When I set foot on campus Feb. 13, I figured it would be just another Northwestern day.
Sure, it was Friday the 13th, and it was the day before Valentine’s Day. But it’s common knowledge that NU students hibernate during the winter — holing up in their rooms even more than usual. I wasn’t expecting much.
Then I saw Lloyd Dobbler at The Rock.
He was perched on the wall, standing in that most famous “Say Anything” pose: boombox hoisted high, trench coat billowing, strains of “In Your Eyes” filling the air.
I stopped, stared and giggled. And then I became aware that other students were stopping, staring and giggling, too. I accepted the flier I was handed promoting the next day’s showing of the movie — a far cry from the eyes-down, hands-in-pockets shuffle I tend to employ when people try to hand me things. Others were doing the same.
“People weren’t ignoring it and people weren’t just dismissing it,” said Keith Tanner, the Weinberg senior who dressed as Dobbler. “I was getting looks and thumbs-up.”
Standing in the February sunshine, listening to students around me talk and chuckle, I felt as though NU was on the cusp of achieving the sacred C-word: community.

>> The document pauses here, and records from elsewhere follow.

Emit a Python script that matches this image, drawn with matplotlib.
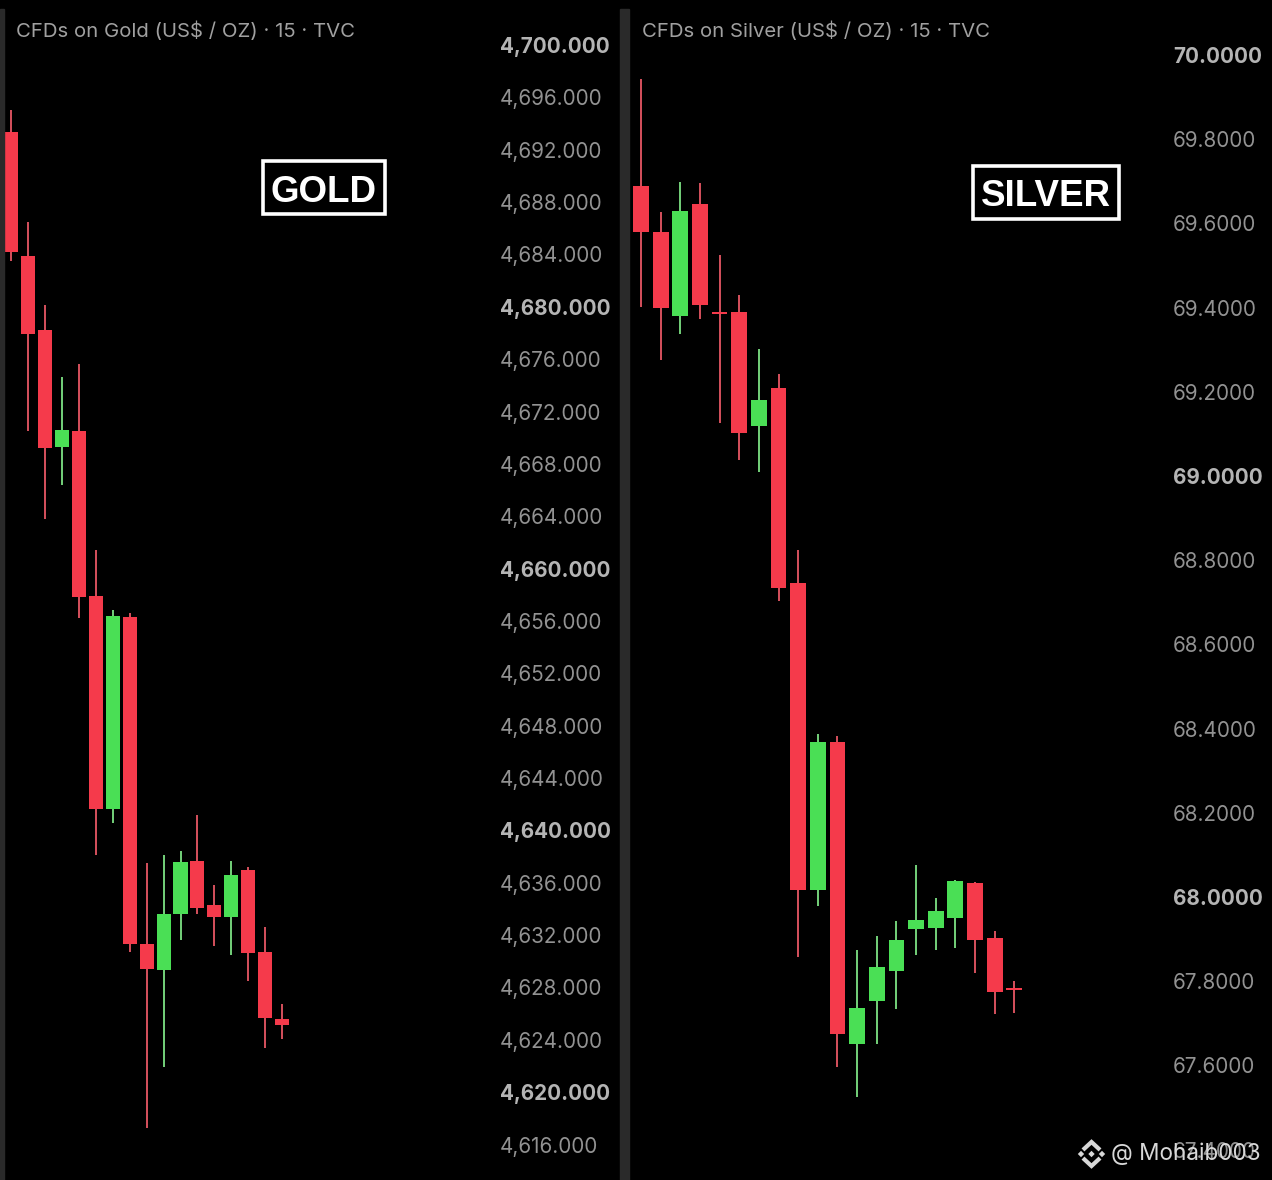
import matplotlib
matplotlib.use('Agg')
import matplotlib.pyplot as plt
from matplotlib.patches import Polygon, Rectangle

W, H = 1272, 1180

gold_open = [4693.35, 4683.9, 4678.2, 4669.3, 4670.5, 4657.9, 4641.6, 4656.3, 4631.3,
             4629.3, 4633.6, 4637.7, 4634.3, 4633.4, 4637.0, 4630.7, 4625.6]
gold_high = [4695.0, 4686.5, 4680.1, 4674.6, 4675.6, 4661.4, 4656.8, 4656.6, 4637.5,
             4638.1, 4638.4, 4641.2, 4635.8, 4637.7, 4637.2, 4632.6, 4626.7]
gold_low = [4683.5, 4670.5, 4663.8, 4666.4, 4656.2, 4638.1, 4640.6, 4630.7, 4617.3,
            4621.9, 4631.6, 4633.6, 4631.2, 4630.5, 4628.5, 4623.4, 4624.1]
gold_close = [4684.2, 4677.9, 4669.2, 4670.6, 4657.8, 4641.6, 4656.4, 4631.3, 4629.4,
              4633.6, 4637.6, 4634.1, 4633.4, 4636.6, 4630.6, 4625.7, 4625.1]

silver_open = [69.690, 69.580, 69.381, 69.645, 69.389, 69.390, 69.118, 69.209, 68.745, 68.016,
               68.368, 67.650, 67.752, 67.824, 67.924, 67.927, 67.951, 68.034, 67.903, 67.783]
silver_high = [69.942, 69.627, 69.699, 69.696, 69.525, 69.429, 69.301, 69.242, 68.825, 68.387,
               68.383, 67.874, 67.907, 67.942, 68.076, 67.998, 68.040, 68.036, 67.919, 67.801]
silver_low = [69.402, 69.276, 69.338, 69.373, 69.126, 69.038, 69.010, 68.702, 67.857, 67.979,
              67.596, 67.525, 67.650, 67.733, 67.862, 67.875, 67.879, 67.820, 67.722, 67.725]
silver_close = [69.580, 69.398, 69.630, 69.405, 69.385, 69.102, 69.181, 68.733, 68.016, 68.368,
                67.675, 67.736, 67.833, 67.897, 67.946, 67.966, 68.037, 67.897, 67.775, 67.779]

gold_ticks = [4700, 4696, 4692, 4688, 4684, 4680, 4676, 4672, 4668, 4664, 4660, 4656,
              4652, 4648, 4644, 4640, 4636, 4632, 4628, 4624, 4620, 4616]
silver_ticks = [70.0, 69.8, 69.6, 69.4, 69.2, 69.0, 68.8, 68.6, 68.4, 68.2, 68.0,
                67.8, 67.6, 67.4]

RED = '#F53A4B'
GREEN = '#4ADF55'
WICK_RED = '#DE5461'
WICK_GREEN = '#78D97E'
GRID = '#2A2A2A'
TICK = '#929292'
TICK_BOLD = '#B4B4B4'
FONT = 'Inter'


def candles(ax, o, h, l, c, width):
    for i in range(len(o)):
        up = c[i] >= o[i]
        ax.vlines(i, l[i], h[i], color=WICK_GREEN if up else WICK_RED, lw=1.35, zorder=2)
        ax.bar(i, abs(c[i] - o[i]), bottom=min(o[i], c[i]), width=width,
               color=GREEN if up else RED, linewidth=0, zorder=3)


def make_panel(left, right, x0, step, y_ref, y_val, scale):
    # pixel box -> axes, limits follow from where the labels sit in the picture
    ax = fig.add_axes([left / W, 0, (right - left) / W, (H - 9) / H])
    ax.set_facecolor('black')
    ax.set_xlim((left - x0) / step, (right - x0) / step)
    ax.set_ylim(y_val - (H - y_ref) / scale, y_val + (y_ref - 9) / scale)
    for s in ax.spines.values():
        s.set_visible(False)
    ax.set_xticks([])
    ax.yaxis.tick_right()
    ax.tick_params(axis='y', length=0, pad=0)
    return ax


fig = plt.figure(figsize=(W / 100, H / 100), dpi=100, facecolor='black')

# grey panel separators
fig.add_artist(Rectangle((0, 0), 4 / W, (H - 9) / H, color=GRID, transform=fig.transFigure))
fig.add_artist(Rectangle((620 / W, 0), 9 / W, (H - 9) / H, color=GRID, transform=fig.transFigure))

ax1 = make_panel(4, 500, 11.3, 16.92, 45, 4700, 13.09)
candles(ax1, gold_open, gold_high, gold_low, gold_close, 0.83)
ax1.set_yticks(gold_ticks)
ax1.set_yticklabels([f'{t:,.3f}' for t in gold_ticks], family=FONT, fontsize=14.85)
for t, lab in zip(gold_ticks, ax1.get_yticklabels()):
    bold = t % 20 == 0
    lab.set_color(TICK_BOLD if bold else TICK)
    lab.set_fontweight('bold' if bold else 'normal')

ax2 = make_panel(630, 1173, 641, 19.647, 55, 70.0, 421.0)
candles(ax2, silver_open, silver_high, silver_low, silver_close, 0.8)
ax2.set_yticks(silver_ticks)
ax2.set_yticklabels([f'{t:.4f}' for t in silver_ticks], family=FONT, fontsize=14.85)
for t, lab in zip(silver_ticks, ax2.get_yticklabels()):
    bold = abs(t - round(t)) < 1e-6
    lab.set_color(TICK_BOLD if bold else TICK)
    lab.set_fontweight('bold' if bold else 'normal')

# titles
fig.text(16 / W, 1 - 31 / H, 'CFDs on Gold (US$ / OZ) · 15 · TVC', color='#A0A0A0',
         family=FONT, fontsize=14.65, va='center', ha='left')
fig.text(642 / W, 1 - 31 / H, 'CFDs on Silver (US$ / OZ) · 15 · TVC', color='#A0A0A0',
         family=FONT, fontsize=14.65, va='center', ha='left')

# overlay in picture pixels for the boxes and the watermark
over = fig.add_axes([0, 0, 1, 1], facecolor='none')
over.set_xlim(0, W)
over.set_ylim(H, 0)
over.axis('off')

for label, x, y, bx, by, bw, bh in [('GOLD', 324, 188, 263, 161, 122, 53),
                                    ('SILVER', 1045.5, 193, 972.5, 166, 146, 53)]:
    over.add_patch(Rectangle((bx, by), bw, bh, fc='black', ec='white', lw=2.6))
    over.text(x, y, label, color='white', family='Liberation Sans', fontweight='bold',
              fontsize=26.5, ha='center', va='center_baseline')

cx, cy = 1091.5, 1154
LOGO = '#D8D8D8'
for dx, dy, r in [(0, 0, 3.2), (-10.5, 0, 3.2), (10.5, 0, 3.2)]:
    over.add_patch(Polygon([(cx + dx - r, cy + dy), (cx + dx, cy + dy - r),
                            (cx + dx + r, cy + dy), (cx + dx, cy + dy + r)], color=LOGO, lw=0))
for sgn in (-1, 1):
    over.plot([cx - 7, cx, cx + 7], [cy + sgn * 5.5, cy + sgn * 12, cy + sgn * 5.5],
              color=LOGO, lw=3, solid_joinstyle='miter')
over.text(1111, 1154, '@ Mohaib003', color='#D8D8D8', family=FONT, fontsize=16.2,
          ha='left', va='center')

fig.savefig('out.png', dpi=100, facecolor='black')
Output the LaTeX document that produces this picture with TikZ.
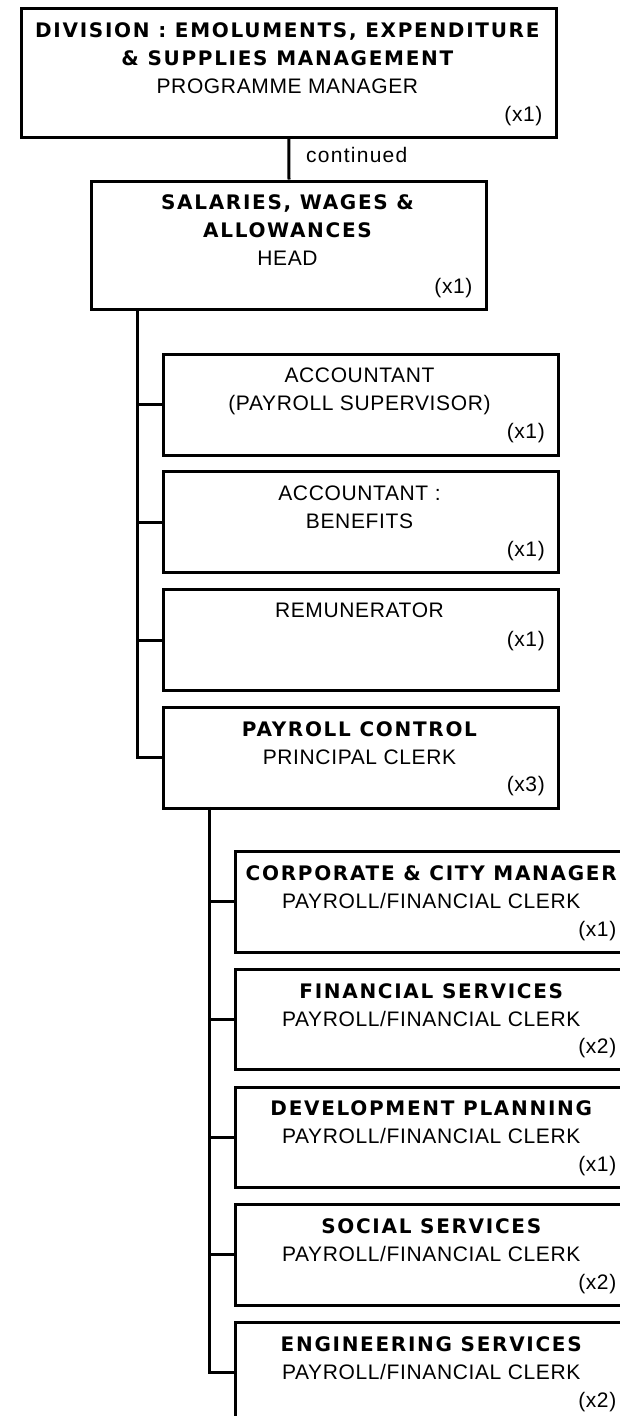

I’ve heard the refrain more times than I can count: NU needs a stronger community. We’ve formed task forces to study community. Student groups have held meetings about building community. Even the administration has talked at length about helping students foster community.
I posit this: NU would be a stronger community if people would do more random things.
It wasn’t just Dobbler. No, that day, students were in rare form. Dozens of people walked around campus with balloon bouquets from Norris University Center’s Fast Break Friday bobbing in the wind. Near The Rock several female students wearing cardboard wings passed out condoms.
And Louis Levine and Eric Asboe dressed as a box of candy and Cupid — a lacy red heart outfit for Asboe and white briefs and a bow and arrow for Levine. The pair had dressed up as a candy cane and a gift in December and wanted to continue the tradition.
“We just kind of wanted to spread Valentine’s Day love and cheer to everyone on campus,” said Asboe, a Weinberg junior. Some people didn’t know what to make of the display, he said, but most smiled and laughed.